IMPACT OF CYBER SECURITY COST ON THE FINANCIAL PERFORMANCE OF E-BANKING: MEDIATING INFLUENCE OF PRODUCT INNOVATION PERFORMANCE

https://doi.org/10.18510/hssr.2021.9266

Journal: Humanities & Social Sciences Reviews, 2021, № 2, p. 691-703

Publisher: Maya Global Education Society

Authors: Khalid Khalil, Sheikh Raheel Manzoor, Muhammad Tahir, Nisar Khan, Khalid Jamal

Abstract

Purpose of Study: The study objectives are to: a) conduct a meta-analytical review to analyze the association among cybersecurity costs, such as prevention and detection costs (PDC), response costs (RC), development costs (DC), and indirect costs (IC), on the e-banking product innovation performance (PIP) and financial performance (FP), b) to evaluate the causal association of cyber security costs, i.e., (PDC, RC, DC, and IC) on PIP and FP; and c) investigate the mediating effects of PIP in a relationship between PDC, RC, DC, IC and FP. 
 Methodology: The study sample was the managerial cadre employees of various electronic banks (e-banks) working in Pakistan.
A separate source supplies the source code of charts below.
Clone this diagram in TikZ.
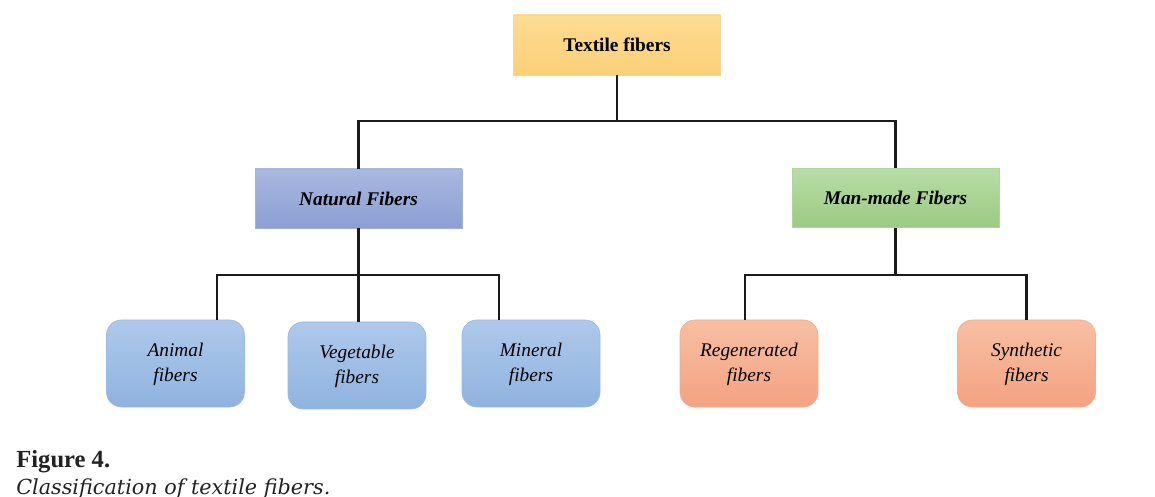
\documentclass[tikz,border=0pt]{standalone}
\usepackage{fontspec}
\setmainfont{Liberation Serif}
\newfontfamily\capfont{DejaVu Serif}
\usepackage{xcolor}
\usetikzlibrary{positioning,calc,shadings}

\definecolor{topA}{HTML}{FDDC93}
\definecolor{topB}{HTML}{FBCF78}
\definecolor{natA}{HTML}{A9B8DF}
\definecolor{natB}{HTML}{8C9FD4}
\definecolor{manA}{HTML}{B8DCA6}
\definecolor{manB}{HTML}{9ACB83}
\definecolor{bluA}{HTML}{AEC9EA}
\definecolor{bluB}{HTML}{8FB3DF}
\definecolor{oraA}{HTML}{F7BFA2}
\definecolor{oraB}{HTML}{F3A282}
\definecolor{linecol}{HTML}{1A1A1A}
\definecolor{capcol}{HTML}{222222}

\begin{document}
\begin{tikzpicture}[
    head/.style={rectangle, minimum width=4.14cm, minimum height=1.2cm, font=\fontsize{11}{13}\selectfont\bfseries},
    group/.style={rectangle, minimum width=4.14cm, minimum height=1.18cm, font=\fontsize{11}{13}\selectfont\bfseries\itshape},
    leaf/.style={rectangle, rounded corners=0.3cm, minimum width=2.76cm, minimum height=1.74cm, align=center, text depth=0.05cm, font=\fontsize{11}{14}\selectfont\itshape},
    link/.style={draw=linecol, line width=1.2pt}
]
    \useasboundingbox (0,0) rectangle (23.1,-9.94);

    % Top
    \node[head, top color=topA, bottom color=topB, draw=topB!90!black!60] (textile) at (12.34,-0.90) {Textile fibers};

    % Second level
    \node[group, top color=natA, bottom color=natB, draw=natB!80!white] (natural) at (7.17,-3.97) {Natural Fibers};
    \node[group, top color=manA, bottom color=manB, draw=manB!80!white] (manmade) at (17.91,-3.96) {Man-made Fibers};

    % Leaves
    \node[leaf, top color=bluA, bottom color=bluB, draw=bluB!90!white] (animal) at (3.51,-7.27) {Animal\\fibers};
    \node[leaf, top color=bluA, bottom color=bluB, draw=bluB!90!white] (vegetable) at (7.14,-7.31) {Vegetable\\fibers};
    \node[leaf, top color=bluA, bottom color=bluB, draw=bluB!90!white] (mineral) at (10.62,-7.27) {Mineral\\fibers};
    \node[leaf, top color=oraA, bottom color=oraB, draw=oraB!90!white] (regen) at (14.98,-7.27) {Regenerated\\fibers};
    \node[leaf, top color=oraA, bottom color=oraB, draw=oraB!90!white] (synth) at (20.53,-7.27) {Synthetic\\fibers};

    % Connectors
    \draw[link] (textile.south) -- ++(0,-0.92) -| (natural.north);
    \draw[link] (textile.south) -- ++(0,-0.92) -| (manmade.north);
    \draw[link] (natural.south) -- ++(0,-0.94) -| ($(animal.north)+(0.83,0)$);
    \draw[link] (natural.south) -- ++(0,-0.94) -| ($(vegetable.north)+(0.03,0)$);
    \draw[link] (natural.south) -- ++(0,-0.94) -| ($(mineral.north)+(-0.64,0)$);
    \draw[link] (manmade.south) -- ++(0,-0.94) -| ($(regen.north)+(-0.08,0)$);
    \draw[link] (manmade.south) -- ++(0,-0.94) -| (synth.north);

    % Caption
    \node[anchor=base west, inner sep=0pt, text=capcol, font=\fontsize{14}{16}\selectfont\bfseries] (figno) at (0.32,-9.34) {Figure 4.};
    \node[anchor=base west, inner sep=0pt, text=capcol, font=\capfont\fontsize{11.8}{13}\selectfont\itshape] (figcap) at (0.32,-9.89) {Classification of textile fibers.};
\end{tikzpicture}
\end{document}
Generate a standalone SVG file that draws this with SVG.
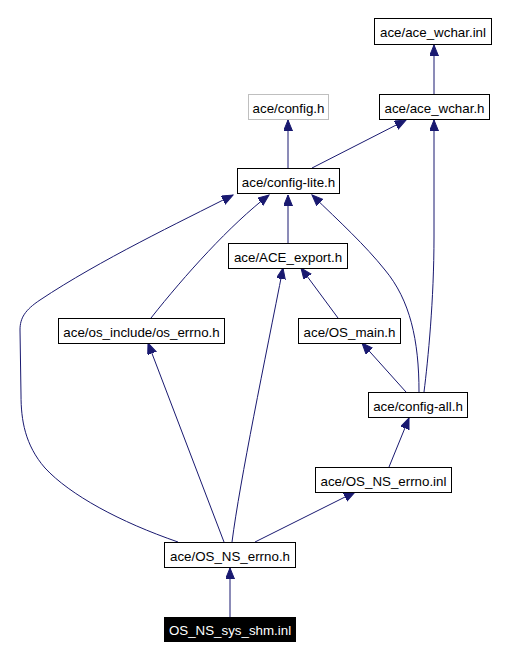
<svg xmlns="http://www.w3.org/2000/svg" width="507" height="659" viewBox="0 0 507 659">
<style>
.n rect{fill:#fff;stroke:#000;stroke-width:1}
.n.g rect{stroke:#bfbfbf}
.n.h rect{fill:#000}
.n text{font-family:"Liberation Sans",Arial,sans-serif;font-size:13.33px;text-anchor:middle;fill:#000}
.n.h text{fill:#fff}
.e path{fill:none;stroke:#191970;stroke-width:1;marker-end:url(#a)}
</style>
<defs>
<marker id="a" markerUnits="userSpaceOnUse" markerWidth="12" markerHeight="10" refX="11" refY="4.5" orient="auto">
<path d="M0,0 L11,4.5 L0,9 z" fill="#191970" stroke="#191970" stroke-width="1"/>
</marker>
</defs>
<rect width="507" height="659" fill="#fff"/>
<g class="e">
<path d="M434,94 L434,45"/>
<path d="M288,168 L288,120"/>
<path d="M312,168 L406,120"/>
<path d="M424,392 C428,360 434,300 434,237 L434,120"/>
<path d="M288,243 L288,195"/>
<path d="M151,318 C185,275 230,225 269,195"/>
<path d="M178,542 C120,522 70,495 45,468 C25,445 21,420 21,395 L20,330 C20,318 25,310 40,300 C100,260 180,222 233,195"/>
<path d="M419,392 C419,340 410,300 385,270 C365,245 340,222 312,195"/>
<path d="M338,318 L301,268"/>
<path d="M232,542 C240,480 265,360 283,268"/>
<path d="M224,542 L148,343"/>
<path d="M406,392 L362,343"/>
<path d="M389,467 L409,418"/>
<path d="M255,542 L355,492"/>
<path d="M230,617 L230,568"/>
</g>
<g id="ace_wchar_inl" class="n"><rect x="374.5" y="18.5" width="117" height="26"/><text x="433" y="37">ace/ace_wchar.inl</text></g>
<g id="config_h" class="n g"><rect x="248.5" y="94.5" width="80" height="25"/><text x="288.5" y="112.5">ace/config.h</text></g>
<g id="ace_wchar_h" class="n"><rect x="379.5" y="94.5" width="110" height="25"/><text x="434.5" y="112.5">ace/ace_wchar.h</text></g>
<g id="config_lite_h" class="n"><rect x="237.5" y="168.5" width="102" height="25"/><text x="288.5" y="186.5">ace/config-lite.h</text></g>
<g id="ACE_export_h" class="n"><rect x="228.5" y="243.5" width="119" height="25"/><text x="288" y="261.5">ace/ACE_export.h</text></g>
<g id="os_errno_h" class="n"><rect x="58.5" y="318.5" width="166" height="25"/><text x="141.5" y="336.5">ace/os_include/os_errno.h</text></g>
<g id="OS_main_h" class="n"><rect x="298.5" y="318.5" width="102" height="25"/><text x="349.5" y="336.5">ace/OS_main.h</text></g>
<g id="config_all_h" class="n"><rect x="368.5" y="392.5" width="99" height="25"/><text x="418" y="410.5">ace/config-all.h</text></g>
<g id="OS_NS_errno_inl" class="n"><rect x="315.5" y="467.5" width="136" height="25"/><text x="383.5" y="485.5">ace/OS_NS_errno.inl</text></g>
<g id="OS_NS_errno_h" class="n"><rect x="164.5" y="542.5" width="131" height="25"/><text x="230" y="560.5">ace/OS_NS_errno.h</text></g>
<g id="OS_NS_sys_shm_inl" class="n h"><rect x="164.5" y="617.5" width="131" height="24"/><text x="230" y="635">OS_NS_sys_shm.inl</text></g>
</svg>
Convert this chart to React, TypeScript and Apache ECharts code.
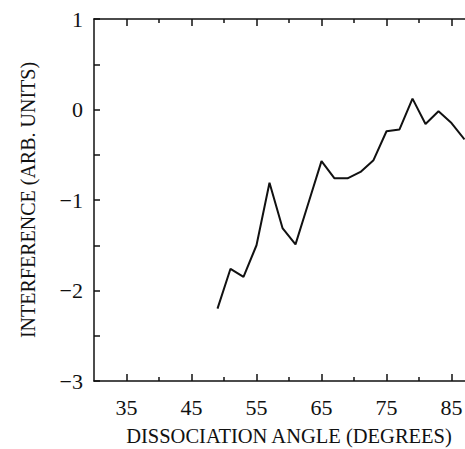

The survey was conducted by distributing the questionnaire among the employees of e-banks working in Pakistan. The collected data were estimated via multivariate statistical techniques.
 Findings: The results of the study showed that a) the costs associated with cybersecurity, specifically PDC, RC, and DC, have a statistically significant effect on PIP and e-banking FP, whereas IC has a negative significant influence on the PIP and FP, b) the PIP has a statistically significant effect on e-banking FP, and c) the PIP partially mediates an association between PDC, RC, DC, and FP, whereas, PIP insignificantly mediates in a relationship amongst IC and e-banking FP. 
 Application of Study: The study will applicable in the modern electronic banking (e-banking) systematic risk control and information security solution.
 Novelty: The study is novel in the context of cyber security costs, including (PDC, RC, DC, IC) by measuring its influence on PI and e-banking FP.